::: RECORDS PROVIDED

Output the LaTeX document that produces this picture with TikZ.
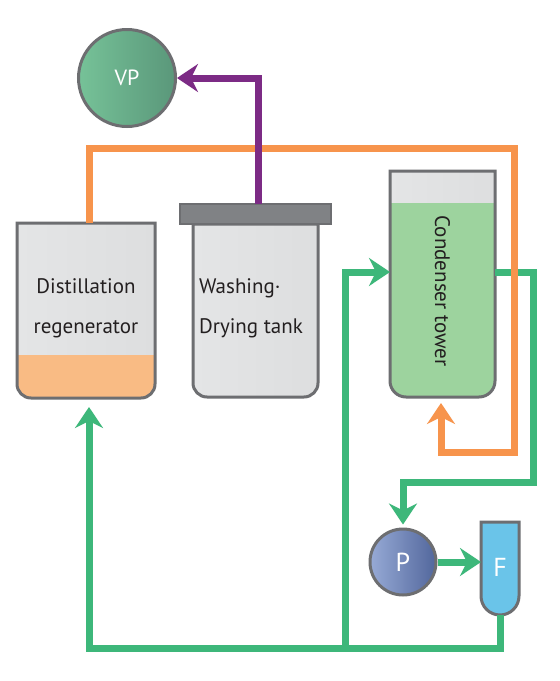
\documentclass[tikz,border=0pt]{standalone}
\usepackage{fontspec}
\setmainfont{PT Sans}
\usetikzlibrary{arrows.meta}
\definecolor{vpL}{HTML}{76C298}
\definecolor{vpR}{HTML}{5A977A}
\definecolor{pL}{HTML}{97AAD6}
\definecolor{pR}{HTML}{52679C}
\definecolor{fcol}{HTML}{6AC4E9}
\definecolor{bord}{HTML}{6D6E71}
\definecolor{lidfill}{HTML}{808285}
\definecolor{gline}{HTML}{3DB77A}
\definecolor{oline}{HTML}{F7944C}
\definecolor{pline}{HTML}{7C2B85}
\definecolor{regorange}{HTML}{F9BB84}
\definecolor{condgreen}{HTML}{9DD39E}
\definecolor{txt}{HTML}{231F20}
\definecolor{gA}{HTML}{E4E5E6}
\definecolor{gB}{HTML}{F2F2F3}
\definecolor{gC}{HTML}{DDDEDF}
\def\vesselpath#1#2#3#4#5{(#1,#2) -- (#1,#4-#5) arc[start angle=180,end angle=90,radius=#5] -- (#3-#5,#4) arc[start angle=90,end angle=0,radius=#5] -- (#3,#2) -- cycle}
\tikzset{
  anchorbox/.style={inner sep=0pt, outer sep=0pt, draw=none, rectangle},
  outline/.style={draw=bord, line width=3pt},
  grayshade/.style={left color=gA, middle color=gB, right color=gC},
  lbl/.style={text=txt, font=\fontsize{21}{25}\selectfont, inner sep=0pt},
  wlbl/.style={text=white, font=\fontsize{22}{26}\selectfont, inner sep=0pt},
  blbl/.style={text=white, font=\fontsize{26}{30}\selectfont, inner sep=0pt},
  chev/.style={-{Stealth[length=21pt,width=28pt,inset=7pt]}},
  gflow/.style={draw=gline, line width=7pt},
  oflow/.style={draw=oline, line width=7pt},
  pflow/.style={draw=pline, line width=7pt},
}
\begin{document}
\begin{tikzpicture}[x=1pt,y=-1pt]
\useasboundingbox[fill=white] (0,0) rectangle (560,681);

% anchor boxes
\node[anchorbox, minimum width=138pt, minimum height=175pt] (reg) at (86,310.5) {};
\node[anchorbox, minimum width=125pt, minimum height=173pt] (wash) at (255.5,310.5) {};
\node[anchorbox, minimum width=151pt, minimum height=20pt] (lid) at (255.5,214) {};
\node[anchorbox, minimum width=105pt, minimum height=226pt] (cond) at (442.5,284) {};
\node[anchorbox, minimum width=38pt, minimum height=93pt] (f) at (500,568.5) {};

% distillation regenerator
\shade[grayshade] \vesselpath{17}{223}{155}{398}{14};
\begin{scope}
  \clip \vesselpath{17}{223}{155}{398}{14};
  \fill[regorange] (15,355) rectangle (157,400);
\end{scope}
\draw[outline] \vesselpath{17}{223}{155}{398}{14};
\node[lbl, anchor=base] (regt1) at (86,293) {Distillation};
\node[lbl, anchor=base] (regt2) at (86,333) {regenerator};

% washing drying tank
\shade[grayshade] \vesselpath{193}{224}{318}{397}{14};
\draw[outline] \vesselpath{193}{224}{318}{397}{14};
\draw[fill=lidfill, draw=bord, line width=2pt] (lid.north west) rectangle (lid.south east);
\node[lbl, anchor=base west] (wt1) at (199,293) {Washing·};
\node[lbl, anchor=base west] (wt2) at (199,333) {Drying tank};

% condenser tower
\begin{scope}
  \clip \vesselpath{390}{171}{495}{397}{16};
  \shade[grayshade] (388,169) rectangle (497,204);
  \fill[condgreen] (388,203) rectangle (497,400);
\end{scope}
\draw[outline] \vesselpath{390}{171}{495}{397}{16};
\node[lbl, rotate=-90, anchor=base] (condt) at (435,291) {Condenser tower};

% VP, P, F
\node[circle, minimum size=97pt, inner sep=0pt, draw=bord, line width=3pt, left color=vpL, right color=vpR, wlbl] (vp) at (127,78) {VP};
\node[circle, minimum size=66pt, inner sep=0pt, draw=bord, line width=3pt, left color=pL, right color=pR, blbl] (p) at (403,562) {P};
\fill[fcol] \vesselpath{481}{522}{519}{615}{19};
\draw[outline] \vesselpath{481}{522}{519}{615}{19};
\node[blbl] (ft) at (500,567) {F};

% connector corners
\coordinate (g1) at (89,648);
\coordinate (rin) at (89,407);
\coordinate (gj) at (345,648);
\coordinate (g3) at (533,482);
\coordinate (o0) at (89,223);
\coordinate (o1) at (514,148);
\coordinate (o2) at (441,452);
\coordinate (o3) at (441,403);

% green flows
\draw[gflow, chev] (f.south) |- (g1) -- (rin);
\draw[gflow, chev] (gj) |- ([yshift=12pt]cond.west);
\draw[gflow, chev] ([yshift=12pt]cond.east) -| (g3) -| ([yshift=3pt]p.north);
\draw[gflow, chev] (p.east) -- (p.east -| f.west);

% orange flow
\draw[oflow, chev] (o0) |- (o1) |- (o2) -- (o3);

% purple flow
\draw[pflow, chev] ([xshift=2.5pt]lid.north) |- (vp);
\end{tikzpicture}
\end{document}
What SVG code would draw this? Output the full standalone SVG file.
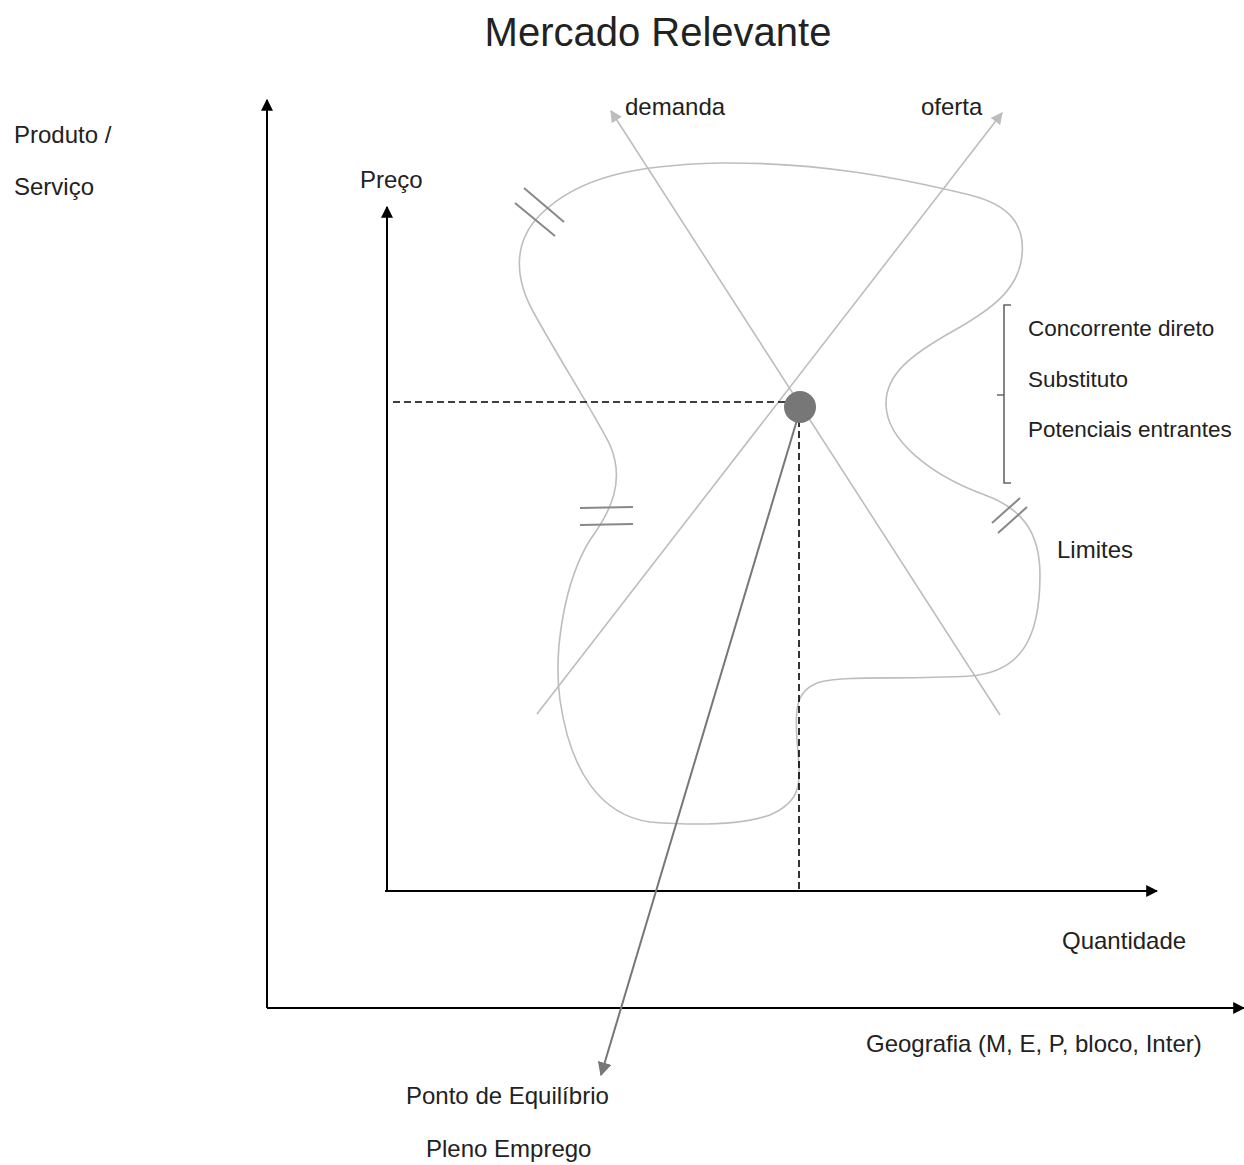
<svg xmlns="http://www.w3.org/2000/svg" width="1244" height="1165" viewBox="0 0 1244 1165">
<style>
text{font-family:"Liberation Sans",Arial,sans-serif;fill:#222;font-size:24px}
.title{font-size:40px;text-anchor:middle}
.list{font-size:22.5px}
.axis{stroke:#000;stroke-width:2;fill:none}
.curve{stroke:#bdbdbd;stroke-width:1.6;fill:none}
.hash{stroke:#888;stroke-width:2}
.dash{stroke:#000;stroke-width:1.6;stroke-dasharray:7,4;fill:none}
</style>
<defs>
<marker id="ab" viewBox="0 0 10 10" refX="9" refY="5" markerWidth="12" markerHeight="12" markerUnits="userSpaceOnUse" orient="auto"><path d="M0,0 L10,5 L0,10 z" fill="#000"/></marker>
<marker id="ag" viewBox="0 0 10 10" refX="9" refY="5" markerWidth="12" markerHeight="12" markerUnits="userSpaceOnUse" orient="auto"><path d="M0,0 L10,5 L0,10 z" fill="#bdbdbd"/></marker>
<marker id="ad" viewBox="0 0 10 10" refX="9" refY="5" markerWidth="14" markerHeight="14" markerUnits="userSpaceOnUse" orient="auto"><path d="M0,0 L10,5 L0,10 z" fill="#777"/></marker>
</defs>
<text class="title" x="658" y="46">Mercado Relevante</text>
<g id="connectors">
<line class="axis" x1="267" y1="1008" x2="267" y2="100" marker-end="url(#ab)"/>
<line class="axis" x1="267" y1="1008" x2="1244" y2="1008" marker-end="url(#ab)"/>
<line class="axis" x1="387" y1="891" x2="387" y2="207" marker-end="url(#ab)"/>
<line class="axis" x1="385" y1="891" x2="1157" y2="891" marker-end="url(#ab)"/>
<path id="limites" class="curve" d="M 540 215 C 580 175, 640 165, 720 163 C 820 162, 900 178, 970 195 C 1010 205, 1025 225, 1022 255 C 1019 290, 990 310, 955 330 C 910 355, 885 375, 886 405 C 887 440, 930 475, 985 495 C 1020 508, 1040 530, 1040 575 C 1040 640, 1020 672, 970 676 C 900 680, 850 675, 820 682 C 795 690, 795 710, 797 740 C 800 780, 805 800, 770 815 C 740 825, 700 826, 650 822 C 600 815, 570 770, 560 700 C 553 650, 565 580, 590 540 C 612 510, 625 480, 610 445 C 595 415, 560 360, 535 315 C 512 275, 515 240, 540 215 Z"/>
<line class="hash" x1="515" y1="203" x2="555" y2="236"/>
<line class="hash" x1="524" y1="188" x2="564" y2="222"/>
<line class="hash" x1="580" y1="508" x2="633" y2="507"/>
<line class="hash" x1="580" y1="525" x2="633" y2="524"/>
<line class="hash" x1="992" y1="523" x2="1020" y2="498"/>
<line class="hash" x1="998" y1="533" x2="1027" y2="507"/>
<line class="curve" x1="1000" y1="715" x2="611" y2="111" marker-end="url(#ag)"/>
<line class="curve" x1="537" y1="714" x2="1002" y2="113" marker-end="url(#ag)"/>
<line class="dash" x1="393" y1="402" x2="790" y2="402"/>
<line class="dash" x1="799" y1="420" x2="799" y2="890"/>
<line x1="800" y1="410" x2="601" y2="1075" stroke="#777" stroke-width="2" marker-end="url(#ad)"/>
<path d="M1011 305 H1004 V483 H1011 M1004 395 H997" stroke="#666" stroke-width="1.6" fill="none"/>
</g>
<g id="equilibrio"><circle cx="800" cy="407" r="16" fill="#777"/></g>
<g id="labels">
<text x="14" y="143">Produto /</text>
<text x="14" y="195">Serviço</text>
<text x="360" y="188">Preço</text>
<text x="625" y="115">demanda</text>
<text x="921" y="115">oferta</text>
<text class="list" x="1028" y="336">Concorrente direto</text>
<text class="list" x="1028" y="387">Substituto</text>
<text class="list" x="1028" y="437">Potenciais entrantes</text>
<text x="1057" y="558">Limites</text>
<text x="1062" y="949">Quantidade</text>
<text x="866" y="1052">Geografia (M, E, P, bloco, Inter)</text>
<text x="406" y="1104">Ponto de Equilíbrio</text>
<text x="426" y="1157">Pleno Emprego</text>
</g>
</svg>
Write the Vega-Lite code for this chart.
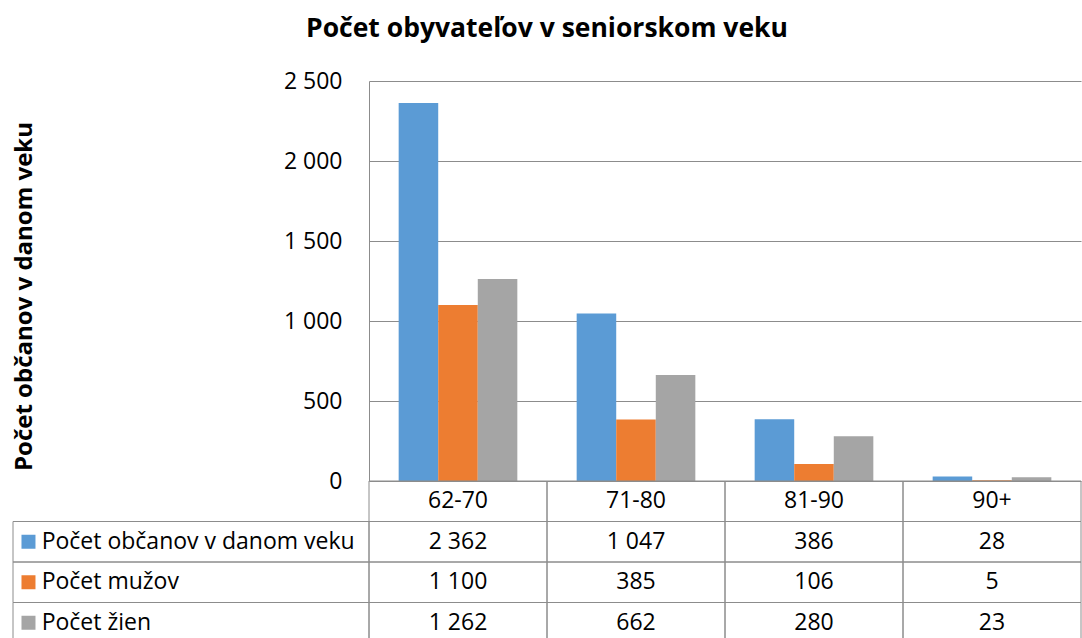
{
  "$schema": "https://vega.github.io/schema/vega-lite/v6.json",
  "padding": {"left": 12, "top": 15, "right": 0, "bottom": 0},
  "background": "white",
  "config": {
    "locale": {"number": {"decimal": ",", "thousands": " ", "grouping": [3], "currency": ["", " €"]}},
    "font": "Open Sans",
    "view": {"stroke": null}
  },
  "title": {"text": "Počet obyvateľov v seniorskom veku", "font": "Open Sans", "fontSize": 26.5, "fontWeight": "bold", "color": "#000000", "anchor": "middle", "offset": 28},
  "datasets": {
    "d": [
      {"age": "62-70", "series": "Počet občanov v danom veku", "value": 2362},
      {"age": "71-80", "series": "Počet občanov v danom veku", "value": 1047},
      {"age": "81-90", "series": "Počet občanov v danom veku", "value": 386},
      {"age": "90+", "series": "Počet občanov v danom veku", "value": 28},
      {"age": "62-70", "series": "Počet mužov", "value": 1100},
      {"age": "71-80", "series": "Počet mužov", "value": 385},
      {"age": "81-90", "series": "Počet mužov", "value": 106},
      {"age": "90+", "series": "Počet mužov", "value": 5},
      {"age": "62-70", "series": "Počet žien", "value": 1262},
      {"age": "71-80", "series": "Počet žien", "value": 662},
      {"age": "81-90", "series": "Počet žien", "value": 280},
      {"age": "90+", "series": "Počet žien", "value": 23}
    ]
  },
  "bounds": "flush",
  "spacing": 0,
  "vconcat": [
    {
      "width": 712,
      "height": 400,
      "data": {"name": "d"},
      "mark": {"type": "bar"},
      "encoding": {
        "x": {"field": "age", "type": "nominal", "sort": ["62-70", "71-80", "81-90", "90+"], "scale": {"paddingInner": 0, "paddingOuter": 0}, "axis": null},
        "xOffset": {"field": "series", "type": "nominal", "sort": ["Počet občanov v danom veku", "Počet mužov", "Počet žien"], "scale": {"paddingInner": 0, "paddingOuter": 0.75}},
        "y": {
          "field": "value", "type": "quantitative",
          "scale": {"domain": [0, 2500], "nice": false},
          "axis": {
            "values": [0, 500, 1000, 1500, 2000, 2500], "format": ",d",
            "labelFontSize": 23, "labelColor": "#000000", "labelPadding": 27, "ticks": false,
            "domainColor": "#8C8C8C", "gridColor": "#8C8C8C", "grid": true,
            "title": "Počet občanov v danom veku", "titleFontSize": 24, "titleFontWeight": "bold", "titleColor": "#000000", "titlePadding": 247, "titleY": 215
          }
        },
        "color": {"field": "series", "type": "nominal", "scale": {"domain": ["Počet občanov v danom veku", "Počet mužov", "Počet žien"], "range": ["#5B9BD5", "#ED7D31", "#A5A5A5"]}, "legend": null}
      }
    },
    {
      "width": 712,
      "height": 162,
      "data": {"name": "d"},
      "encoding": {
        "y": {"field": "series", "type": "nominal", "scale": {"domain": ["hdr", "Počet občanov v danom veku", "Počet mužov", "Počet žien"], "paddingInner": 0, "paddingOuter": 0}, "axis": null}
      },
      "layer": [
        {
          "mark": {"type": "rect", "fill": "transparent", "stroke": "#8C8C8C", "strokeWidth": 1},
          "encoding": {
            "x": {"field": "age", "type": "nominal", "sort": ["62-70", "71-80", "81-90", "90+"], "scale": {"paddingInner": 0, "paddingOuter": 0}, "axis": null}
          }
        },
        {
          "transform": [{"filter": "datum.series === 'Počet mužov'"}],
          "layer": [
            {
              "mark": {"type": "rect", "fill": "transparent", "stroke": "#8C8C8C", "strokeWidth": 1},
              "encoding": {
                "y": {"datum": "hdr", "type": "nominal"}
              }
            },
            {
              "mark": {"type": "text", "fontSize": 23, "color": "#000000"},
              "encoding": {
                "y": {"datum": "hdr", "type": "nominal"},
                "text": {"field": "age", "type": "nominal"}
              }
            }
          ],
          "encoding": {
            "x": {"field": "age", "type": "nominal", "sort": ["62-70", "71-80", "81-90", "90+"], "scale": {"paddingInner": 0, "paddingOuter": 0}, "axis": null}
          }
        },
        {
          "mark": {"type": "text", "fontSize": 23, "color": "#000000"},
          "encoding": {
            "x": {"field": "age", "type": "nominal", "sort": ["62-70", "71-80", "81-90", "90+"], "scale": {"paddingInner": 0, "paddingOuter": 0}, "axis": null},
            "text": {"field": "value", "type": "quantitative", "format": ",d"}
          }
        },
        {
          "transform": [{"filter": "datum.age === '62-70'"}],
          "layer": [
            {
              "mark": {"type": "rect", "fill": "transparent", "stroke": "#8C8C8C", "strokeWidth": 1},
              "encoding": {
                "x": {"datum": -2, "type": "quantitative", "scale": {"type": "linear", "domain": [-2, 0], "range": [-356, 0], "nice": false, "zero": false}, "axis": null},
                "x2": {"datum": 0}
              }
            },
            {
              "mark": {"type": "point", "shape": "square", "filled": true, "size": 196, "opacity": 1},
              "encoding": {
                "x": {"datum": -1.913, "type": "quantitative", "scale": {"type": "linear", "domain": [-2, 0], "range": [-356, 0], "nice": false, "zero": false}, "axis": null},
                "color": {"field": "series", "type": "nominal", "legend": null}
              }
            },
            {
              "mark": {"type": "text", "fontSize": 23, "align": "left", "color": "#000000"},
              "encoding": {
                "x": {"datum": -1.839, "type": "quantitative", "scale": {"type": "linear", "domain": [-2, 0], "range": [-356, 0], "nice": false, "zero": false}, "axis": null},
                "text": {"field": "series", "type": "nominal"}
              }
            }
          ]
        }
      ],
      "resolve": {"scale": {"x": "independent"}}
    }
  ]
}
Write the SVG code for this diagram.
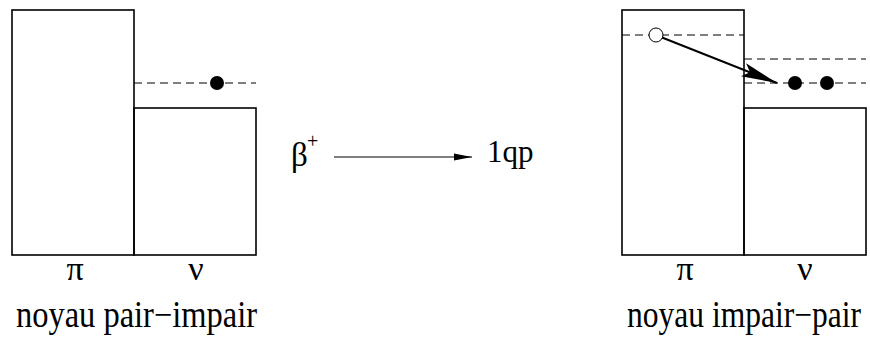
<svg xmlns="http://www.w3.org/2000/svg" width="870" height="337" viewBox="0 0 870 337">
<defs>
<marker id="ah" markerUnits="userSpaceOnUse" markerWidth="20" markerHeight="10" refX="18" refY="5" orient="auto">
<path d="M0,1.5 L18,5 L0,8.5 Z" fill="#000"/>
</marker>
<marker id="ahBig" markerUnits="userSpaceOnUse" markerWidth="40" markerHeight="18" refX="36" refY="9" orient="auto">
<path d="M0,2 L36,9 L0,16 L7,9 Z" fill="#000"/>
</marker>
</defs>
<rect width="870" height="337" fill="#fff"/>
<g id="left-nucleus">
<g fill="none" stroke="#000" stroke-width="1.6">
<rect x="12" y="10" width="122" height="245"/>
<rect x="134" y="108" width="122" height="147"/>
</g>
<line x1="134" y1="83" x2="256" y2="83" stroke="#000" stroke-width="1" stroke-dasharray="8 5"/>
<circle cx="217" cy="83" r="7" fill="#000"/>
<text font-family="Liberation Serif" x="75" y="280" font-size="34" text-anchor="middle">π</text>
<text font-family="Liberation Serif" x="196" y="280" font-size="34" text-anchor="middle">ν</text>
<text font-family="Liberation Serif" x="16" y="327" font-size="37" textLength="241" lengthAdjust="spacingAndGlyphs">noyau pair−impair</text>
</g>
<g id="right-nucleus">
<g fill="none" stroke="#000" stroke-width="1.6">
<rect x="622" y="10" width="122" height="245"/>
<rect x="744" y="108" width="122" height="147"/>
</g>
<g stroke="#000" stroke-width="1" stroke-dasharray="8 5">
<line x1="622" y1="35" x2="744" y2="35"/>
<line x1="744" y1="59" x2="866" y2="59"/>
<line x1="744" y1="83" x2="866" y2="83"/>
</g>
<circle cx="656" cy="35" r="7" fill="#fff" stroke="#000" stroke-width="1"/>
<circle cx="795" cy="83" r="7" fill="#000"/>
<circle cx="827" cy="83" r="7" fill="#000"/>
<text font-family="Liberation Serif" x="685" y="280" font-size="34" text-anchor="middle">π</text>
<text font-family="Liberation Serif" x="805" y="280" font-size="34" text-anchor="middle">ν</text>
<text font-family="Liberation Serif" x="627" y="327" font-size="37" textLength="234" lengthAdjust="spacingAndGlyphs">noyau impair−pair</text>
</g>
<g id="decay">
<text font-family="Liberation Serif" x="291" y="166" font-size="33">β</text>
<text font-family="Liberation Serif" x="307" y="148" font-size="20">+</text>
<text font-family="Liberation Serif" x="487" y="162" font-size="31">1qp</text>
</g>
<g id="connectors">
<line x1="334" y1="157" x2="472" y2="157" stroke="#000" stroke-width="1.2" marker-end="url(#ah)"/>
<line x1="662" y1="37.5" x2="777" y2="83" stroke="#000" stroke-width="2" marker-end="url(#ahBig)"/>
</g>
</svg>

::::::

- EXERCISE TASK -
Search the entries for the word "Output", then gather every line that has it.

- RESULT -
Output the LaTeX document that produces this picture with TikZ.
What SVG code would draw this? Output the full standalone SVG file.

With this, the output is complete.